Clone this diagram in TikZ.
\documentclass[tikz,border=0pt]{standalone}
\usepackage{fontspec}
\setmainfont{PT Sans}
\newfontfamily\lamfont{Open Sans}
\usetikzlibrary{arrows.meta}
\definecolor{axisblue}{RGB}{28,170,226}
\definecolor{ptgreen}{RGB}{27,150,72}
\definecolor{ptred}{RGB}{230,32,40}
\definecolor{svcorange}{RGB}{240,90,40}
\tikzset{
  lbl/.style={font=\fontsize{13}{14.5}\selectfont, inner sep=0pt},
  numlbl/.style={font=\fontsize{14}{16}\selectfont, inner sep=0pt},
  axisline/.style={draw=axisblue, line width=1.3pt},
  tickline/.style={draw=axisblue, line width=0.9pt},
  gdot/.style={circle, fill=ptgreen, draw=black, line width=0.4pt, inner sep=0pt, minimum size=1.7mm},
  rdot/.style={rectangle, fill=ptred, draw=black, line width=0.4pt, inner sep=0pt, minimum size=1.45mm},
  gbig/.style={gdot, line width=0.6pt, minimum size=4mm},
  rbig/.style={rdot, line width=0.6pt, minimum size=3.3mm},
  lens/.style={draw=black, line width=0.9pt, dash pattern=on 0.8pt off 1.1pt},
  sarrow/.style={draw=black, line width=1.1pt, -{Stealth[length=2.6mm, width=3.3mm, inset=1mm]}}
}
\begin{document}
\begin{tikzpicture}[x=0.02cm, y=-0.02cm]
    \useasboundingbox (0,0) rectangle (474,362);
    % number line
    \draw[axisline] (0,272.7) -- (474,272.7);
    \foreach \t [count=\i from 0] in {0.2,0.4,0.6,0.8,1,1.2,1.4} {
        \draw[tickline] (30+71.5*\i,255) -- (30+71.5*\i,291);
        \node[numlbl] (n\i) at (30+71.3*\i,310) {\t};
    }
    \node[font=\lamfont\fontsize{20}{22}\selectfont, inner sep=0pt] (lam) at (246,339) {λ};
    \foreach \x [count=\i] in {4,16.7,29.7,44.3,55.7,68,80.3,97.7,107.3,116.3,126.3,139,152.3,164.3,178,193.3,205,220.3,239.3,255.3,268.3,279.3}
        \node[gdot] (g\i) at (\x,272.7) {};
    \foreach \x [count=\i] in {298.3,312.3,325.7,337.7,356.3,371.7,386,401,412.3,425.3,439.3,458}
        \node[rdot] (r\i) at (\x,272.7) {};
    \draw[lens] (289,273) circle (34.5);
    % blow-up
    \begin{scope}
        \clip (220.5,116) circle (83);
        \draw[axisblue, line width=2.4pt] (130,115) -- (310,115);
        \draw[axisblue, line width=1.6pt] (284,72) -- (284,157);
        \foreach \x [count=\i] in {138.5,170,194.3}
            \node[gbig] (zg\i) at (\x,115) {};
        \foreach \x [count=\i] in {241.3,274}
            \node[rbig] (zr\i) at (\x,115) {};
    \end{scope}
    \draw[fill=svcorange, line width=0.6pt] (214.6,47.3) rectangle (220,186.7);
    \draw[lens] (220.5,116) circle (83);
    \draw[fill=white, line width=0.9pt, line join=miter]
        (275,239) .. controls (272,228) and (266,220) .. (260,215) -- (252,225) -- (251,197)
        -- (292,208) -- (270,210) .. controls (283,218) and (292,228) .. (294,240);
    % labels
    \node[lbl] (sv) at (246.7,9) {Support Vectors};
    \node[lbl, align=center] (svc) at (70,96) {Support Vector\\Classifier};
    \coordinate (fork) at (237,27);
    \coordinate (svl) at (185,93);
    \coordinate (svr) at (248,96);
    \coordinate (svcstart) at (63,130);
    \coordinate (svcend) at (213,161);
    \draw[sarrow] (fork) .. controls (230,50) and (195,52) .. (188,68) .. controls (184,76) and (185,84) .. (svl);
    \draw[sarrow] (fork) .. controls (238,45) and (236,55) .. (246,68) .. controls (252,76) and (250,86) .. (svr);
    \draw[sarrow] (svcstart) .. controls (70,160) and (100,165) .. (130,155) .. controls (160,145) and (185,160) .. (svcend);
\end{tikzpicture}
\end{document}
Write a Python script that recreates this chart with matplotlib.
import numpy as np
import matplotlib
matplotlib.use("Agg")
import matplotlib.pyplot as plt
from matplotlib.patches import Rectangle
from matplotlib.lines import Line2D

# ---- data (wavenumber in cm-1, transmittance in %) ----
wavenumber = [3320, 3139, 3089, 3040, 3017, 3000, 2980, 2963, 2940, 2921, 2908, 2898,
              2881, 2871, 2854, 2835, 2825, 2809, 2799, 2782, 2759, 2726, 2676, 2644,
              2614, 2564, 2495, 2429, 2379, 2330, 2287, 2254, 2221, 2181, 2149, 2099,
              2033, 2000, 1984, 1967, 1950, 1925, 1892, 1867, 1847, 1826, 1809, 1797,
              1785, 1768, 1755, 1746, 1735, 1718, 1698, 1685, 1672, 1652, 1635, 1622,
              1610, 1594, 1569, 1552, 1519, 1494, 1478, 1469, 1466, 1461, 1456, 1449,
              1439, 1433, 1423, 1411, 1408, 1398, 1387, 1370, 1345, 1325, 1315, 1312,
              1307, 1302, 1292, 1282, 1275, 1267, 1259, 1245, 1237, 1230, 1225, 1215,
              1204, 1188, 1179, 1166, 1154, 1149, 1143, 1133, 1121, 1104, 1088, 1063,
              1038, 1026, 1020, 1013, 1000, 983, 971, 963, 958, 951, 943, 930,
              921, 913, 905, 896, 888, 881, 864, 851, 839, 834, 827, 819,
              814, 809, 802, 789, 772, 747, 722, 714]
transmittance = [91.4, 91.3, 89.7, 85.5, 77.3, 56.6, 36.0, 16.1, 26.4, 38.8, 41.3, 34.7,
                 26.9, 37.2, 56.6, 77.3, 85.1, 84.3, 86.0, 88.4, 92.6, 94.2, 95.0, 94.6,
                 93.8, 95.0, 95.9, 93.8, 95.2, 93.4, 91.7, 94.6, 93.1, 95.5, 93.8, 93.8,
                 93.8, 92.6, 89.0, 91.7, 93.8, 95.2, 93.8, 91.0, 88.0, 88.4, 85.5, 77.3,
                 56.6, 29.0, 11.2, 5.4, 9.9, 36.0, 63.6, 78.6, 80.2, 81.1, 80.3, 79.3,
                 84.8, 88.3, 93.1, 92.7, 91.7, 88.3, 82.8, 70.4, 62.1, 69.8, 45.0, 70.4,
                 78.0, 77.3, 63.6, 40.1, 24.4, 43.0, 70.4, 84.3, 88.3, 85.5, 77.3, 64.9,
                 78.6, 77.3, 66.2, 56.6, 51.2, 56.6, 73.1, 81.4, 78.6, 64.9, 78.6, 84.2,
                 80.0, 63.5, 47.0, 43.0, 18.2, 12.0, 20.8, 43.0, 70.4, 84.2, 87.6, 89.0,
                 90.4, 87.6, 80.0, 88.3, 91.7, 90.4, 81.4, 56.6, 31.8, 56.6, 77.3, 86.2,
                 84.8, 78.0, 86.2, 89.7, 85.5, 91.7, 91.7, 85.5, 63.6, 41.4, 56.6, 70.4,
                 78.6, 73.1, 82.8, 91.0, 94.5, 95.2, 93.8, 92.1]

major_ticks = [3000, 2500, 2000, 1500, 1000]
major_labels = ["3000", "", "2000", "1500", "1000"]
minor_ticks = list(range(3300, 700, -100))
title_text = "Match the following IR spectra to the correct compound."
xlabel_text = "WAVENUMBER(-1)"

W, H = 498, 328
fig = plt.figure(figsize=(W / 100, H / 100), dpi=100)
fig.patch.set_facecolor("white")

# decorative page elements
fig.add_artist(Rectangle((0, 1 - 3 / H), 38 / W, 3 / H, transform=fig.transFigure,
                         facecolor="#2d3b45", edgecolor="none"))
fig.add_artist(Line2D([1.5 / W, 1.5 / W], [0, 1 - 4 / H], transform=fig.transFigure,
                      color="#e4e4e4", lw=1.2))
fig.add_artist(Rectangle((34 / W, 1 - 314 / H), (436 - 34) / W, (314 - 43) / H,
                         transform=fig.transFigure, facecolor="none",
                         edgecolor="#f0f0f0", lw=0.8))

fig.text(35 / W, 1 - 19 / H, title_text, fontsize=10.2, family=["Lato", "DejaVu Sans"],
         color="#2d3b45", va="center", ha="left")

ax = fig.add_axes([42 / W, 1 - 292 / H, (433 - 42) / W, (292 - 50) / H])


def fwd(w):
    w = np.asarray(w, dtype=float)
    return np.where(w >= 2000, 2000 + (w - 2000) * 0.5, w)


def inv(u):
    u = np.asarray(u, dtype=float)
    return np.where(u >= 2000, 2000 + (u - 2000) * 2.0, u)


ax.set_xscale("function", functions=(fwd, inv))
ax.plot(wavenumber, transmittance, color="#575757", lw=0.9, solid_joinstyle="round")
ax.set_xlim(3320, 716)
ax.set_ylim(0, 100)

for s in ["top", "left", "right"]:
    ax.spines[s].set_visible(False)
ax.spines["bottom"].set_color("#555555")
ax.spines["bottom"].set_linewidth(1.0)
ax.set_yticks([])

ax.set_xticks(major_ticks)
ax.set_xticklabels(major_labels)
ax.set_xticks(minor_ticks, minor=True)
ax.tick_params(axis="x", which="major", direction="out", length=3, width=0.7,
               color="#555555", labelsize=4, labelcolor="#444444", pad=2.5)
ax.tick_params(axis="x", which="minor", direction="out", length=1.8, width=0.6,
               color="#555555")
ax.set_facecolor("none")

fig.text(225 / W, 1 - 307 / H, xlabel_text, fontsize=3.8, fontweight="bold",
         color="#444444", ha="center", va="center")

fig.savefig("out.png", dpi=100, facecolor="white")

* * * *

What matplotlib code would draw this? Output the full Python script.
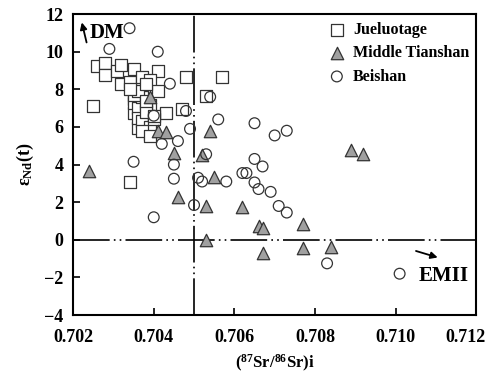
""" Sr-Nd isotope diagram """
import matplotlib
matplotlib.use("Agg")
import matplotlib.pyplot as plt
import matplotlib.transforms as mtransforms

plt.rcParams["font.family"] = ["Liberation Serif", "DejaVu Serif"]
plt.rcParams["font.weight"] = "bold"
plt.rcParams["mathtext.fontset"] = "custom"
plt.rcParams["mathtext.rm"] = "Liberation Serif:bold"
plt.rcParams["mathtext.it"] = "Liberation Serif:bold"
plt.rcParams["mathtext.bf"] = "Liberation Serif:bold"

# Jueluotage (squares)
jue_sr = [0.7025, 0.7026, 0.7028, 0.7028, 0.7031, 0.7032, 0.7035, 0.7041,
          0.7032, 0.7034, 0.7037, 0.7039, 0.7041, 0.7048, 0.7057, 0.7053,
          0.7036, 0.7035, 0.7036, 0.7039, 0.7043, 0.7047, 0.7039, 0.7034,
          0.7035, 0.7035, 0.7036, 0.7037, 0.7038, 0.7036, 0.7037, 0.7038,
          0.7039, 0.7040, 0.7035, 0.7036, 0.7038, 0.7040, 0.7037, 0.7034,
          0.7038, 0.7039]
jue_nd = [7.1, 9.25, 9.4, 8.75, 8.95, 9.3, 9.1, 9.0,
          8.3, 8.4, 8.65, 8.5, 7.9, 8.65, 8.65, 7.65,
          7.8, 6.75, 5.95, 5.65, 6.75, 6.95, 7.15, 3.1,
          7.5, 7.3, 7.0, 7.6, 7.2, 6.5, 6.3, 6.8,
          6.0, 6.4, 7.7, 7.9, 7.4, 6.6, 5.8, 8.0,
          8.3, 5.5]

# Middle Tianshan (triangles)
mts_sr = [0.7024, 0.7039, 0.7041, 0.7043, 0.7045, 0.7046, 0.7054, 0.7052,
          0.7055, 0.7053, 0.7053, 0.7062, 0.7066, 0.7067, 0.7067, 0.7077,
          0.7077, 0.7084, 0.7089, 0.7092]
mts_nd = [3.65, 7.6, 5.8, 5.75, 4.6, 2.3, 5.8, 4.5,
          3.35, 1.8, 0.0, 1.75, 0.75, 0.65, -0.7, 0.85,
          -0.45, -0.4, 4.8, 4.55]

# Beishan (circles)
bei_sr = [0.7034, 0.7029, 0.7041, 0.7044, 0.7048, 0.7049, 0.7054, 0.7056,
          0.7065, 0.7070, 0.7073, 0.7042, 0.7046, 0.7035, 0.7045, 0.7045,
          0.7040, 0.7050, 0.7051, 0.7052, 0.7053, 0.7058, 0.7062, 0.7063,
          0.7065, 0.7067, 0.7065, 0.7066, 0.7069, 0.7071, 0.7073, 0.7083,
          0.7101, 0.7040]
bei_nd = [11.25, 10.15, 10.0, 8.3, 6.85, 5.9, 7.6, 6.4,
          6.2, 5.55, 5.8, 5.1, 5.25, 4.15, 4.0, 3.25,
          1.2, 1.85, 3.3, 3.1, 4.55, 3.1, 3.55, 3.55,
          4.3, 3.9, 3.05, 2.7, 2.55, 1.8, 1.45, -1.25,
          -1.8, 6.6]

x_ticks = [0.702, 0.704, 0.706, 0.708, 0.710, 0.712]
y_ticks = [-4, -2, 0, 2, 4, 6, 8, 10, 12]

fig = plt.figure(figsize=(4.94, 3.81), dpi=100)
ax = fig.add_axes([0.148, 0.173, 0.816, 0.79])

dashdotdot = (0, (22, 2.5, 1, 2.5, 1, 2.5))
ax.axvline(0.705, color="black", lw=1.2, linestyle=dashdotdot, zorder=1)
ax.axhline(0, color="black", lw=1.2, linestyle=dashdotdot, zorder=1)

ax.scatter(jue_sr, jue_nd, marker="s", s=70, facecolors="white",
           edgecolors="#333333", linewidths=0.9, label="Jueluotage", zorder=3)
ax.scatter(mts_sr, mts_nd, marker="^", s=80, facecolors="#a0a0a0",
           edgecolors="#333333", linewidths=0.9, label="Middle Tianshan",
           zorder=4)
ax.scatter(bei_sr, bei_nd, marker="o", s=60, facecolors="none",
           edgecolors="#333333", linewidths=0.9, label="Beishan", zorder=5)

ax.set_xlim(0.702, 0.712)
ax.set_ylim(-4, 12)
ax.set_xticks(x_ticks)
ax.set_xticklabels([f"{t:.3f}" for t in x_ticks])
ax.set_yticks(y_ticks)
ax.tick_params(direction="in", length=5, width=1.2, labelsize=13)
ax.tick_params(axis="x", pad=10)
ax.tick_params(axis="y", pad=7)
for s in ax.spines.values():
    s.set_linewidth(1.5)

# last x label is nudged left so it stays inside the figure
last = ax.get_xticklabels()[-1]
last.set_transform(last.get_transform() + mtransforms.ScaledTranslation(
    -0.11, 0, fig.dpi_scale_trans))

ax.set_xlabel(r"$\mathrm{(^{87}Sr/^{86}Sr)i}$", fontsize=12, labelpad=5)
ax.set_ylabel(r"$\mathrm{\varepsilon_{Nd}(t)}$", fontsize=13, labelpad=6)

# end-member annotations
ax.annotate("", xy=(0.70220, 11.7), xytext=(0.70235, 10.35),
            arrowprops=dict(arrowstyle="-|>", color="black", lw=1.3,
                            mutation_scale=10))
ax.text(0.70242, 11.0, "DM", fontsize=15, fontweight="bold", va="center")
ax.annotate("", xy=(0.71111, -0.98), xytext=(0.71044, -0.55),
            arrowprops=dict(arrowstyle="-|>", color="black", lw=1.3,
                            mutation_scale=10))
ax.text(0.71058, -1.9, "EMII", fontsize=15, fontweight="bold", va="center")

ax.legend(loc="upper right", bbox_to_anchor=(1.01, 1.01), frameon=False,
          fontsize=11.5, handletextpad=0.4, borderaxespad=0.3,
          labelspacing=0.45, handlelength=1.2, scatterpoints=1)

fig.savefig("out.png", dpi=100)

* * * *

__BRIEF__:
From the records above, print exactly the lines that run from the line with "Write a Python" to the line with "from matplotlib.lines import Line2D", inclusive.

__RESPONSE TO THIS TASK__:
Write a Python script that recreates this chart with matplotlib.
import numpy as np
import matplotlib
matplotlib.use("Agg")
import matplotlib.pyplot as plt
from matplotlib.patches import Rectangle
from matplotlib.lines import Line2D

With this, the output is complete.